*** Information supplied

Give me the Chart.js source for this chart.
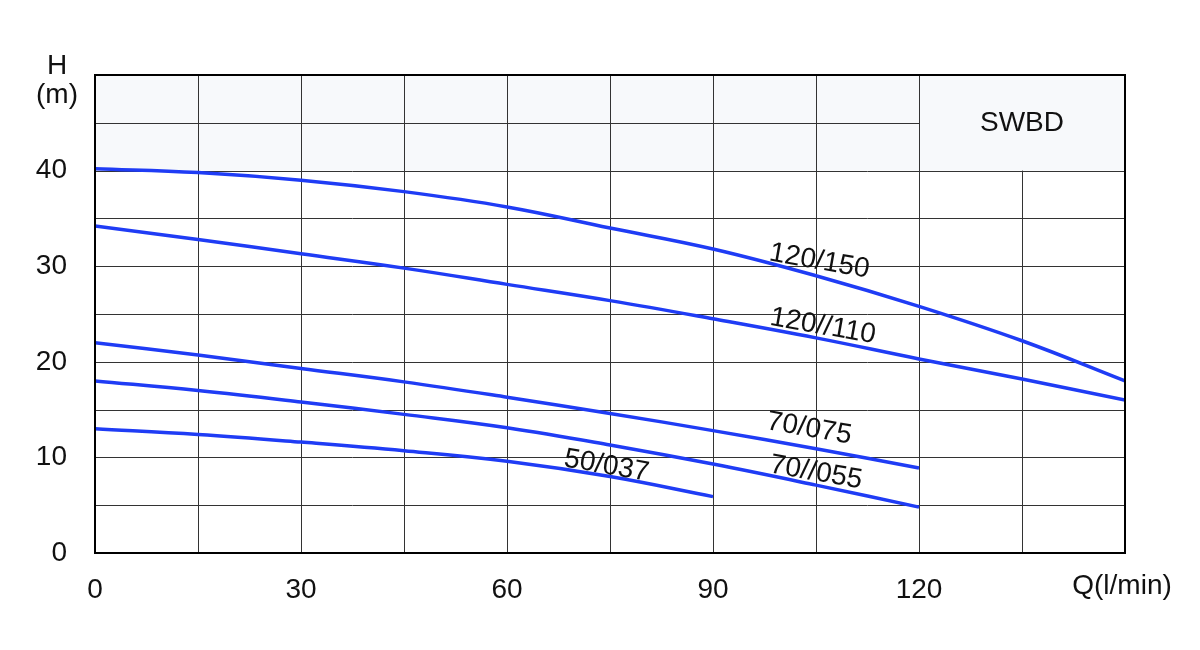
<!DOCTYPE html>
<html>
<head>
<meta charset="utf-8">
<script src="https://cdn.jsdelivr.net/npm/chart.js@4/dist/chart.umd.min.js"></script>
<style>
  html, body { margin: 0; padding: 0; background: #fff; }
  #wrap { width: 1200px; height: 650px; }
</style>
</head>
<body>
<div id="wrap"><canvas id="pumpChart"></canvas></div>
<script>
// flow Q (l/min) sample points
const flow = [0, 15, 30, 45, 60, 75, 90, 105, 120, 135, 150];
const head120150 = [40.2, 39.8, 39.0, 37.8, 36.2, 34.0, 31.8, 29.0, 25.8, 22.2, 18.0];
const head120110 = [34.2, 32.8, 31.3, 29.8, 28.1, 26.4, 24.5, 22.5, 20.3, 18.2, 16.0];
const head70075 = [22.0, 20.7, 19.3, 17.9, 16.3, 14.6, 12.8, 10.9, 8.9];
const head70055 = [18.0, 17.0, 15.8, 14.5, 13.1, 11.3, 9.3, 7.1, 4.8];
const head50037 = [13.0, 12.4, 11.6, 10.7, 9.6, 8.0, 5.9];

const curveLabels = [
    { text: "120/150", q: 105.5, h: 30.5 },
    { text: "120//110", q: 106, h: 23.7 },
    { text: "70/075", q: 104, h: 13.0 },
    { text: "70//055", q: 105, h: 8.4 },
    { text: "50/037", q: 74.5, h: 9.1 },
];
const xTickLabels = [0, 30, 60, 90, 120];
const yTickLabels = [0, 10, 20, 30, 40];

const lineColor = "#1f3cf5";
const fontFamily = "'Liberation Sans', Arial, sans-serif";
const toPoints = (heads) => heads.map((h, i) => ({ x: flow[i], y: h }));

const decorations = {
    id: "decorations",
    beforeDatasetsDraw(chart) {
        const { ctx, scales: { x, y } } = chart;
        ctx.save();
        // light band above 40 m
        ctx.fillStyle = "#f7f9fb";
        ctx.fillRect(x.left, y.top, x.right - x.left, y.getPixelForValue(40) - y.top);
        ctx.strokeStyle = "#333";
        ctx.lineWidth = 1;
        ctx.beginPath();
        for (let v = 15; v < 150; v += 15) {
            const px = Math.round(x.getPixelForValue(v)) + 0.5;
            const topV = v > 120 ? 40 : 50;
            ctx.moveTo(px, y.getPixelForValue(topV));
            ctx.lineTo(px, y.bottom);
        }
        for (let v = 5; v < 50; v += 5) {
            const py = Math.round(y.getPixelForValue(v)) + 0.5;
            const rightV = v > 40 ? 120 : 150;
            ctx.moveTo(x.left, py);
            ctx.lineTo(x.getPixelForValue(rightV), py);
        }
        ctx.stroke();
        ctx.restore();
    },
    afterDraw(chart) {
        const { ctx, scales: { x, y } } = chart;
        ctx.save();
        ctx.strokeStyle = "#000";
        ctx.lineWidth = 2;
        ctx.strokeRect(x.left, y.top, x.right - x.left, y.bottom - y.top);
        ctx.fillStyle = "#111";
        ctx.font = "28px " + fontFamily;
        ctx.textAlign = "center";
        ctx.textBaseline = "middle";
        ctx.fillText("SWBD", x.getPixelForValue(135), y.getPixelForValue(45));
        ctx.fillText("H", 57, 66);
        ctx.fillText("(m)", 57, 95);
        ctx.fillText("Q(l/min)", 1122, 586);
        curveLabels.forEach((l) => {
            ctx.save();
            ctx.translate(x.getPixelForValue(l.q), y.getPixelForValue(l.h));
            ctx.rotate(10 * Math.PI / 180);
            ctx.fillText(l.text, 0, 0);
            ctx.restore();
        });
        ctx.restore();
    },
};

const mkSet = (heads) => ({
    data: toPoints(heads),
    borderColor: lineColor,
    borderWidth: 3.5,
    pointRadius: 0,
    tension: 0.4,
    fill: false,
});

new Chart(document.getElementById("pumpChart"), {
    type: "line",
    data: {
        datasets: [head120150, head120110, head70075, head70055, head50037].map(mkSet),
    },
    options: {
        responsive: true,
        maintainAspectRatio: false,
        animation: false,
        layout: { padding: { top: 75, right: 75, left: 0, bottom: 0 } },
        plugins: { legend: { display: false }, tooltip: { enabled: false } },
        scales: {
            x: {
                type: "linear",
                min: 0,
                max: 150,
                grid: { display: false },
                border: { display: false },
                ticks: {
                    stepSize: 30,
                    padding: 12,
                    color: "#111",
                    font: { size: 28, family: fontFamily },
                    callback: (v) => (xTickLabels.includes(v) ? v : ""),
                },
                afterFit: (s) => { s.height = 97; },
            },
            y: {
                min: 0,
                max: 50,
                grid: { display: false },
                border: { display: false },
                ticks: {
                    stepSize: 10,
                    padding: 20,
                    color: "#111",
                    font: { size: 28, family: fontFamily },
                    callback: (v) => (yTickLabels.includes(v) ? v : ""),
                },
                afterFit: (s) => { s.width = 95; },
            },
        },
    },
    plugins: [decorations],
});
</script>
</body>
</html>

******

Output exactly the span of lines from the top of the listing through the line holding "const head50037 = [13.0, 12.4, 11.6, 10.7, 9.6, 8.0, 5.9];", and leave every picture out.

■ Expected answer
Give me the Chart.js source for this chart.
<!DOCTYPE html>
<html>
<head>
<meta charset="utf-8">
<script src="https://cdn.jsdelivr.net/npm/chart.js@4/dist/chart.umd.min.js"></script>
<style>
  html, body { margin: 0; padding: 0; background: #fff; }
  #wrap { width: 1200px; height: 650px; }
</style>
</head>
<body>
<div id="wrap"><canvas id="pumpChart"></canvas></div>
<script>
// flow Q (l/min) sample points
const flow = [0, 15, 30, 45, 60, 75, 90, 105, 120, 135, 150];
const head120150 = [40.2, 39.8, 39.0, 37.8, 36.2, 34.0, 31.8, 29.0, 25.8, 22.2, 18.0];
const head120110 = [34.2, 32.8, 31.3, 29.8, 28.1, 26.4, 24.5, 22.5, 20.3, 18.2, 16.0];
const head70075 = [22.0, 20.7, 19.3, 17.9, 16.3, 14.6, 12.8, 10.9, 8.9];
const head70055 = [18.0, 17.0, 15.8, 14.5, 13.1, 11.3, 9.3, 7.1, 4.8];
const head50037 = [13.0, 12.4, 11.6, 10.7, 9.6, 8.0, 5.9];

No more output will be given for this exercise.